Reading Notes: OSDI’22 Tiger
Title: Tiger: disk-adaptive redundancy without placement restrictions
Conference (OSDI’22):
Link
Journal (): Link
Summary
This paper follows up the prior designs (i.e. HeART and Pacemaker), and
considers the problems of data placement in disk-adaptive redundancy systems.
Previous works (Pacemaker) partitions is sub-cluster based, forcing the
erasure coded stripes to be resided in sub-clusters with homogeneous failure
rates. To reduce the failure rate in such setting, Tiger proposes eclectic
stripe, which resides in possibly diverse failure rate stripes to avoid the
placement constraints. This approach shows improved storage savings, peak I/O
during transition in the evaluation.
Main Contributions
- Eclectic stripe
- The logical stripes are placed across disks with dynamic AFRs.
- In conventional (no disk adaptive) settings, Eclectic stripes
follows the default, that’s encoding across different disks models.
- The redundancy scheme is dynamically chosen based on the actual disk AFR
for every logical stripes.
- This approach improves the risk diversity. (How’s the distribution
of actual stripe redundancy scheme?)
- A new approximate MTTDL calculation to simplify the originial expensive
MTTDL calculation with 2-4x speed up and preserving accuracy over 95%
- The main idea is to reduce the computation complexity
- Original MTTDL calculation requires solving a system of
equations with diverse disk AFR rates, thus not directly
applicable to eclectic stripes
- Computation cost is very high (several seconds for a single
set of redundancy schemes)
- The new MTTDL calculation utilizes Poission-binomial
distribution for the approximation
- The formula eliminates the AFR! (didn’t really understand
the theory yet)
- computation time reduces to milliseconds
- Eclectic volumes
- Multiple logical eclectic stripes may resides in the same physical
disk, increasing the diversity
Details
- Problem
- Pacemaker’s design requires the disks with very closed ages (or, the
Rgroups) to be erasure-coded. This increases the risk of such system
undergoes unanticipated homogeneous failures. There is no diversity in
stripe placement.
- Placemaker’s design requires the sub-clusters (or Rgroups) with
sufficiently large sizes, like thousands of disks. It’s not suitable for
common DC settings.
- Rgroups with very large sizes results in a large batch of
“step-deployed” disks to suffer from simultaneous AFR changes, thus the
system need to handle the burst I/O of redundancy transition.
Strength
- Experiments shows
- The placement diversity is significantly improved from Pacemaker (core
of the design purpose)
- How to measure? Viable disk candidates to erasure coding schemes
- The risk diversity is significantly improved from PaceMaker with the
same traces in Pacemaker (Google and Blackblaze).
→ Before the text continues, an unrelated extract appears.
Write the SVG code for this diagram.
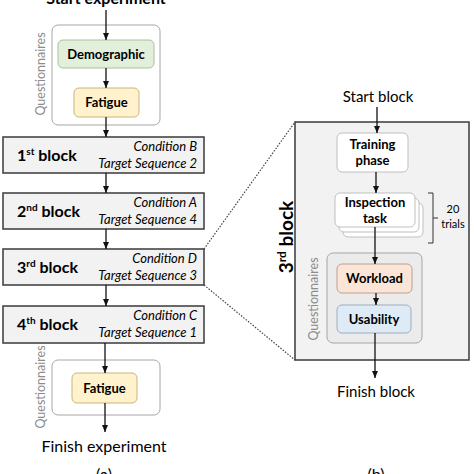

- How to measure? Risk-diversity (0-1): The percentage of disks that’s
applicable to a specified erasure coding scheme.
Weakness
- What’s the performance impact of metadata overhead with Eclectic stripe for
large clusters? Although with the eclectic volume desing, this paper still
follows the centralized approach for the controller, now all logical stripes
contains various AFRs, I wonder what’s the overhead the metadata management.